117 min | R | June 16, 2021 | Lionsgate
Michael Bryce gets pulled out of forced retirement to babysit a hitman and his even louder wife across Europe. A vain billionaire wants to torch the continent’s power grid, and Interpol thinks these three are the answer. The plot is just an excuse to point cameras at people screaming.
Michael Bryce loses his bodyguard license and gets dragged back into the field by Darius Kincaid and his wife Sonia. A Greek billionaire plots to crash the European power grid out of nationalist grievance. Interpol needs the trio to stop him. The film is a chase comedy that mistakes volume for energy and treats every scene as a chance to scream a profanity. Underneath the running and shooting, it is about three people who hate each other being forced to cooperate, and it never finds a reason to make the audience care.
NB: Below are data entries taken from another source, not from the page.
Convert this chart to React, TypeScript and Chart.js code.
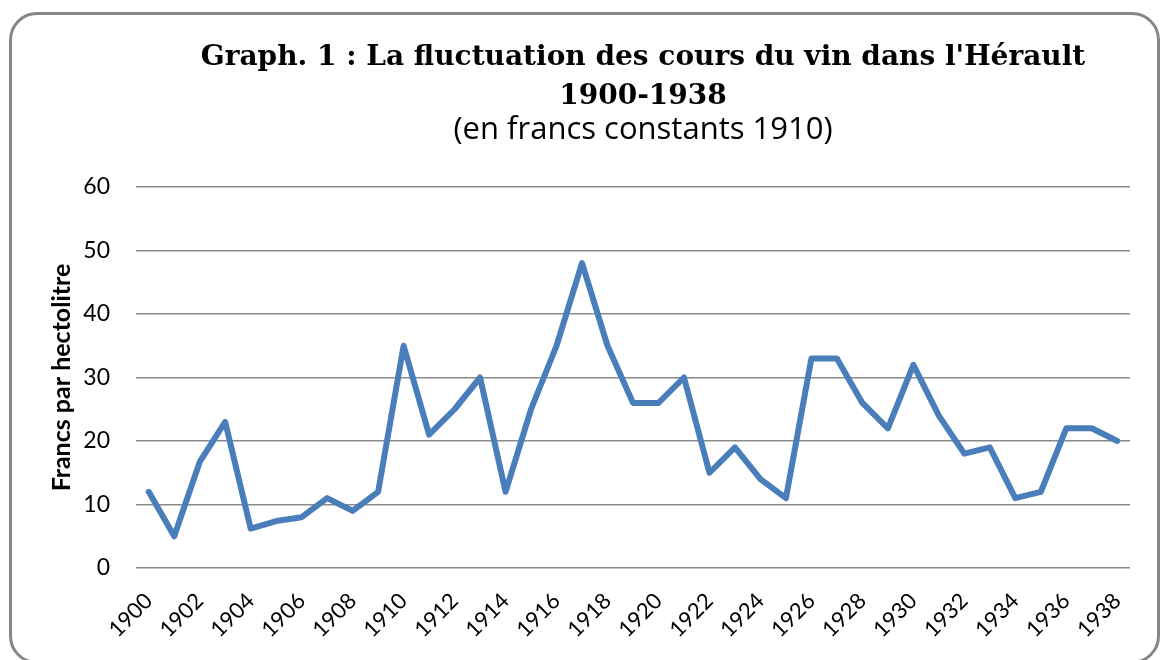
import React, { useEffect, useRef } from "react";
import { Chart, registerables } from "chart.js";

Chart.register(...registerables);

const years: string[] = [
  "1900", "1901", "1902", "1903", "1904", "1905", "1906", "1907", "1908", "1909",
  "1910", "1911", "1912", "1913", "1914", "1915", "1916", "1917", "1918", "1919",
  "1920", "1921", "1922", "1923", "1924", "1925", "1926", "1927", "1928", "1929",
  "1930", "1931", "1932", "1933", "1934", "1935", "1936", "1937", "1938",
];

const prices: number[] = [
  12, 5, 16.7, 23, 6.2, 7.4, 8, 11, 9, 12,
  35, 21, 25, 30, 12, 25, 35, 48, 35, 26,
  26, 30, 15, 19, 14, 11, 33, 33, 26, 22,
  32, 24, 18, 19, 11, 12, 22, 22, 20,
];

const titleLine1 = "Graph. 1 : La fluctuation des cours du vin dans l'Hérault";
const titleLine2 = "1900-1938";
const subtitle = "(en francs constants 1910)";
const yTitle = "Francs par hectolitre";

const titlePlugin = {
  id: "customTitle",
  afterDraw(chart: any) {
    const ctx = chart.ctx as CanvasRenderingContext2D;
    ctx.save();
    ctx.fillStyle = "#000";
    ctx.textAlign = "center";
    ctx.textBaseline = "alphabetic";
    const cx = 631;
    ctx.font = "bold 28px 'DejaVu Serif'";
    ctx.fillText(titleLine1, cx, 50);
    ctx.fillText(titleLine2, cx, 89);
    ctx.font = "31px 'Open Sans'";
    ctx.fillText(subtitle, cx, 124);
    ctx.restore();
  },
};

export default function App() {
  const canvasRef = useRef<HTMLCanvasElement | null>(null);

  useEffect(() => {
    if (!canvasRef.current) return;
    const chart = new Chart(canvasRef.current, {
      type: "line",
      data: {
        labels: years,
        datasets: [
          {
            data: prices,
            borderColor: "#4a7ebb",
            borderWidth: 6,
            pointRadius: 0,
            pointHoverRadius: 0,
            tension: 0,
            borderJoinStyle: "round",
            borderCapStyle: "round",
            fill: false,
          },
        ],
      },
      options: {
        animation: false,
        responsive: false,
        maintainAspectRatio: false,
        layout: { padding: { top: 172, right: 27, left: 0, bottom: 0 } },
        plugins: {
          legend: { display: false },
          tooltip: { enabled: false },
          title: { display: false },
        },
        scales: {
          x: {
            type: "category",
            offset: true,
            grid: { display: false, drawTicks: false },
            border: { display: false },
            ticks: {
              autoSkip: false,
              maxRotation: 45,
              minRotation: 45,
              padding: 20,
              color: "#000",
              font: { family: "Lato", size: 22 },
              callback: function (this: any, _v: any, i: number) {
                return i % 2 === 0 ? years[i] : "";
              },
            },
            afterFit(scale: any) {
              scale.height = 93;
            },
          },
          y: {
            min: 0,
            max: 60,
            ticks: {
              stepSize: 10,
              padding: 26,
              color: "#000",
              font: { family: "Lato", size: 23 },
            },
            grid: { color: "#8a8a8a", lineWidth: 1.5, drawTicks: false },
            border: { display: false },
            title: {
              display: true,
              text: yTitle,
              color: "#000",
              font: { family: "Lato", size: 25, weight: "bold" },
              padding: { top: 35, bottom: 0 },
            },
            afterFit(scale: any) {
              scale.width = 124;
            },
          },
        },
      },
      plugins: [titlePlugin],
    });
    return () => chart.destroy();
  }, []);

  return (
    <div
      style={{
        position: "absolute",
        left: 9,
        top: 12,
        width: 1151,
        height: 652,
        border: "3px solid #868686",
        borderRadius: 28,
        boxSizing: "border-box",
        background: "#fff",
        overflow: "hidden",
      }}
    >
      <canvas ref={canvasRef} width={1145} height={646} style={{ display: "block" }} />
    </div>
  );
}
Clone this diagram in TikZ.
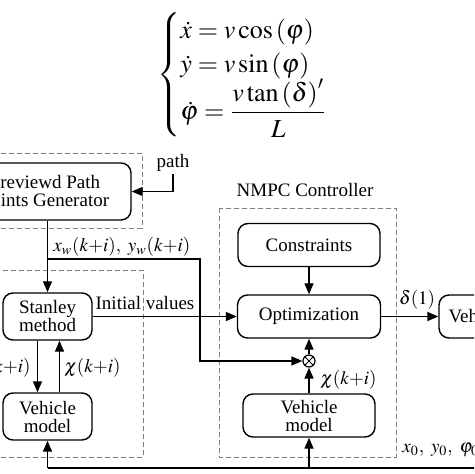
\documentclass[tikz,border=0pt]{standalone}
\usepackage{amsmath}
\usepackage{mathptmx}
\usepackage{fontspec}
\setmainfont{Liberation Serif}
\usetikzlibrary{arrows.meta}

\tikzset{
  blk/.style={draw, rounded corners=5pt, line width=0.7pt, align=center, inner sep=1pt, font=\fontsize{9.5}{9}\selectfont},
  grp/.style={draw=gray, dash pattern=on 2.5pt off 1.5pt, line width=0.4pt},
  arr/.style={-{Triangle[length=5.5pt,width=4.5pt]}, line width=0.7pt},
  lin/.style={line width=0.7pt},
  lbl/.style={font=\fontsize{9.5}{11}\selectfont, inner sep=1pt},
  mix/.style={circle, draw, line width=0.6pt, minimum size=6pt, inner sep=0pt,
    path picture={\draw[line width=0.5pt] (path picture bounding box.north west) -- (path picture bounding box.south east)
      (path picture bounding box.north east) -- (path picture bounding box.south west);}}
}

\begin{document}
\begin{tikzpicture}[x=0.5pt,y=-0.5pt]
\clip (0,0) rectangle (474,474);
\pgfmathsetmacro\lx{47.5};
\pgfmathsetmacro\rx{309};
% model equations
\node[anchor=west, inner sep=0pt, font=\fontsize{13}{15}\selectfont] (eq) at (157,75)
  {\renewcommand\arraystretch{0.8}$\begin{cases}\dot{x} = v\cos{(\varphi)}\\[-1pt] \dot{y} = v\sin{(\varphi)}\\[-2pt] \dot{\varphi} = \dfrac{v\tan{(\delta)}'}{L}\end{cases}$};
% dashed groups
\draw[grp] (-20,153) rectangle (142,228);
\draw[grp] (-20,270) rectangle (143,457);
\draw[grp] (219,208) rectangle (396,457);
\node[lbl] (nmpc) at (305,190) {NMPC Controller};
% blocks
\node[blk, minimum width=86pt, minimum height=28.5pt] (pg) at (45,191.5) {Previewd Path\\Points Generator};
\node[blk, minimum width=44.5pt, minimum height=23.5pt] (st) at (\lx,316.5) {Stanley\\method};
\node[blk, minimum width=44.5pt, minimum height=23.5pt] (vl) at (\lx,416.5) {Vehicle\\model};
\node[blk, minimum width=71pt, minimum height=21.5pt] (cs) at (\rx,245) {Constraints};
\node[blk, minimum width=71.5pt, minimum height=21.5pt] (op) at (\rx,316.5) {Optimization};
\node[blk, minimum width=66pt, minimum height=21.5pt] (vr) at (\rx,415.5) {Vehicle\\model};
\node[blk, minimum width=38pt, minimum height=21.5pt] (ve) at (477,316.5) {Vehicle};
\node[mix] (ot) at (\rx,361) {};
% inputs and labels
\node[lbl] (path) at (173,163) {path};
\node[lbl, anchor=west] (xw) at (51,247) {$x_w(k{+}i),\ y_w(k{+}i)$};
\node[lbl] (iv) at (145,303) {Initial values};
\node[lbl, anchor=east] (dk) at (33,368) {$\delta(k{+}i)$};
\node[lbl, anchor=west] (chl) at (62,368) {$\chi(k{+}i)$};
\node[lbl, anchor=west] (chr) at (318,380) {$\chi(k{+}i)$};
\node[lbl] (d1) at (417,300) {$\delta(1)$};
\node[lbl, anchor=west] (x0) at (400,450) {$x_0,\ y_0,\ \varphi_0$};
\coordinate (br) at (\lx,259);
\coordinate (bt) at (200,259);
\coordinate (fb) at (520,468);
% connectors
\draw[arr] (path.south) |- (pg.east);
\draw[arr] (pg.south -| st.north) -- (st.north);
\draw[arr] (br) -- (bt) |- (ot.west);
\draw[arr] (st.east) -- (op.west);
\draw[arr] ([xshift=-5pt]st.south) -- ([xshift=-5pt]vl.north);
\draw[arr] ([xshift=6pt]vl.north) -- ([xshift=6pt]st.south);
\draw[arr] (cs.south) -- (op.north);
\draw[arr] (ot.north) -- (op.south);
\draw[arr] (vr.north) -- (ot.south);
\draw[arr] (op.east) -- (ve.west);
\draw[lin] (fb) -- (vl.south |- fb);
\draw[arr] (vl.south |- fb) -- (vl.south);
\draw[arr] (vr.south |- fb) -- (vr.south);
\end{tikzpicture}
\end{document}
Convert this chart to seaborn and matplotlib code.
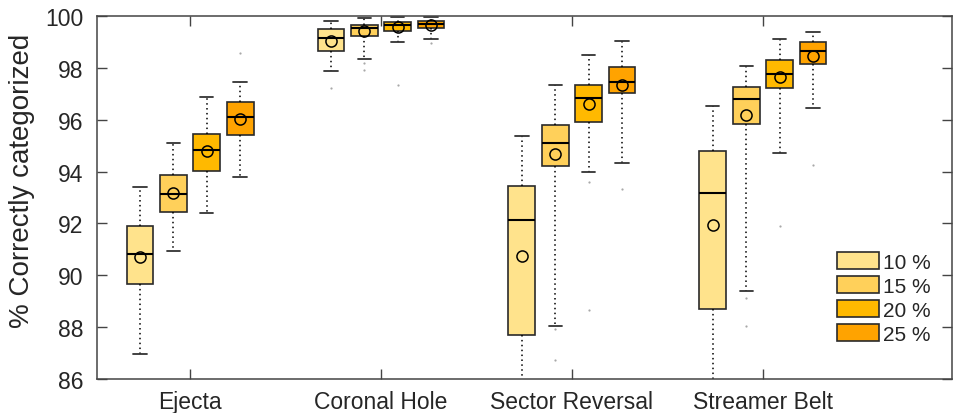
import matplotlib
matplotlib.use("Agg")
import matplotlib.pyplot as plt
import seaborn as sns
import pandas as pd

categories = ["Ejecta", "Coronal Hole", "Sector Reversal", "Streamer Belt"]
levels = ["10 %", "15 %", "20 %", "25 %"]
colors = ["#FFE38C", "#FFD05A", "#FFB900", "#FFA300"]

# five-number summaries, one list per level (order = categories)
whislo = {
    "10 %": [86.97, 97.88, 85.50, 85.50],
    "15 %": [90.93, 98.35, 88.06, 89.39],
    "20 %": [92.40, 99.00, 93.97, 94.72],
    "25 %": [93.80, 99.10, 94.34, 96.45],
}
q1 = {
    "10 %": [89.65, 98.64, 87.71, 88.70],
    "15 %": [92.43, 99.24, 94.20, 95.85],
    "20 %": [94.01, 99.42, 95.92, 97.24],
    "25 %": [95.42, 99.53, 97.02, 98.14],
}
median = {
    "10 %": [90.81, 99.15, 92.14, 93.16],
    "15 %": [93.14, 99.54, 95.11, 96.80],
    "20 %": [94.82, 99.64, 96.84, 97.76],
    "25 %": [96.10, 99.70, 97.45, 98.64],
}
q3 = {
    "10 %": [91.89, 99.49, 93.46, 94.81],
    "15 %": [93.88, 99.65, 95.81, 97.25],
    "20 %": [95.45, 99.77, 97.35, 98.29],
    "25 %": [96.70, 99.80, 98.02, 98.99],
}
whishi = {
    "10 %": [93.39, 99.81, 95.38, 96.54],
    "15 %": [95.10, 99.91, 97.35, 98.07],
    "20 %": [96.86, 99.95, 98.51, 99.10],
    "25 %": [97.45, 99.97, 99.02, 99.39],
}
means = {
    "10 %": [90.69, 99.05, 90.76, 91.94],
    "15 %": [93.17, 99.41, 94.67, 96.19],
    "20 %": [94.79, 99.58, 96.61, 97.64],
    "25 %": [96.02, 99.64, 97.35, 98.47],
}

# outliers
out_cat = ["Ejecta", "Coronal Hole", "Coronal Hole", "Coronal Hole", "Coronal Hole",
           "Coronal Hole", "Sector Reversal", "Sector Reversal", "Sector Reversal",
           "Sector Reversal", "Sector Reversal", "Streamer Belt", "Streamer Belt",
           "Streamer Belt", "Streamer Belt"]
out_level = ["25 %", "10 %", "15 %", "15 %", "20 %",
             "25 %", "15 %", "15 %", "20 %",
             "20 %", "25 %", "15 %", "15 %",
             "20 %", "25 %"]
out_value = [98.57, 97.21, 98.19, 97.92, 97.33,
             98.95, 87.93, 86.73, 93.60,
             88.67, 93.33, 89.14, 88.06,
             91.91, 94.27]

rows = []
for lev in levels:
    for i, cat in enumerate(categories):
        for stat in (whislo, q1, median, q3, whishi):
            rows.append({"category": cat, "level": lev, "value": stat[lev][i]})
box_df = pd.DataFrame(rows)

mean_df = pd.DataFrame([
    {"category": cat, "level": lev, "value": means[lev][i]}
    for lev in levels for i, cat in enumerate(categories)
])

out_df = pd.DataFrame({"category": out_cat, "level": out_level, "value": out_value})
out_df["rank"] = out_df.groupby(["category", "level"]).cumcount()

sns.set_style("ticks")
plt.rcParams["font.family"] = ["Liberation Sans", "DejaVu Sans"]

fig = plt.figure(figsize=(9.56, 4.14), dpi=100)
ax = fig.add_axes([0.1015, 0.082, 0.8943, 0.877])

sns.boxplot(
    data=box_df, x="category", y="value", hue="level",
    order=categories, hue_order=levels, palette=colors, saturation=1,
    width=0.7, gap=0.2, whis=(0, 100), showfliers=False,
    linecolor="#2a2a2a", linewidth=1.2,
    whiskerprops=dict(linestyle=(0, (1, 2.2)), color="black", linewidth=1.1),
    capprops=dict(color="#333333", linewidth=1.3),
    medianprops=dict(color="black", linewidth=1.5),
    ax=ax,
)

for r in sorted(out_df["rank"].unique()):
    sns.pointplot(
        data=out_df[out_df["rank"] == r], x="category", y="value", hue="level",
        order=categories, hue_order=levels, palette=["#a8a8a8"] * 4,
        dodge=0.525, errorbar=None, linestyle="none", markers="o",
        markersize=1.6, markeredgewidth=0, legend=False, ax=ax,
    )

sns.pointplot(
    data=mean_df, x="category", y="value", hue="level",
    order=categories, hue_order=levels, palette=colors,
    dodge=0.525, errorbar=None, linestyle="none", markers="o",
    markersize=8, markerfacecolor="none", markeredgecolor="black",
    markeredgewidth=1.1, legend=False, ax=ax,
)

ax.set_xlim(-0.487, 3.99)
ax.set_ylim(86, 100)
ax.set_yticks(range(86, 101, 2))
ax.set_xlabel("")
ax.set_ylabel("% Correctly categorized", fontsize=20)
ax.yaxis.set_label_coords(-0.0725, 0.548)
ax.tick_params(axis="both", direction="in", length=7, width=1, color="#444444",
               labelsize=16.5, top=True, right=True)
ax.tick_params(axis="y", pad=10)
ax.tick_params(axis="x", pad=8)
for sp in ax.spines.values():
    sp.set_visible(True)
    sp.set_color("#444444")
    sp.set_linewidth(1.1)

sns.move_legend(
    ax, "lower right", bbox_to_anchor=(0.985, 0.074), frameon=False, title=None,
    fontsize=15, handlelength=2.0, handleheight=0.9, labelspacing=0.2,
    handletextpad=0.2, borderaxespad=0,
)

fig.savefig("out.png", dpi=100)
Ryan Reynolds plays Bryce as a wound-up neurotic on a forced sabbatical, narrating his own breakdown through therapy voiceover that runs the joke into the ground. Samuel L. Jackson plays Darius Kincaid as a man who solves every problem by shooting it and every conversation by insulting it. Salma Hayek plays Sonia as the loudest person in any room, and the script gives her one volume setting. The three actors have real timing, and they spend the movie talking over each other so the punchlines collide. Antonio Banderas plays Aristotle Papadopolous, the villain, as a preening aesthete who poses more than he schemes. Morgan Freeman turns up late as Senior and delivers his lines like he wandered in from a better film.
Patrick Hughes directs the action with cameras that never sit still and cuts that arrive before any shot can land. The boat chase and the Italian street pursuit dissolve into geography you cannot follow. Tom O’Connor, Brandon Murphy, and Phillip Murphy build the script around a single device, which is to have characters shout obscenities at full speed until the noise reads as comedy. The editing chops the banter so tight that jokes step on their own setups. The color grading bathes the Mediterranean locations in a glossy travel-brochure sheen that flattens every frame into the same bright nothing.
The movie runs on the assumption that the cast alone carries it, and it asks them to do the work without giving them anything to work with. Bryce wants his license back. Kincaid wants to be left alone. Sonia wants a baby. None of these threads connects to the plot in a way that matters, so the film keeps cutting back to explosions to fill the gap. The result is loud and frantic and weightless. It moves fast and goes nowhere.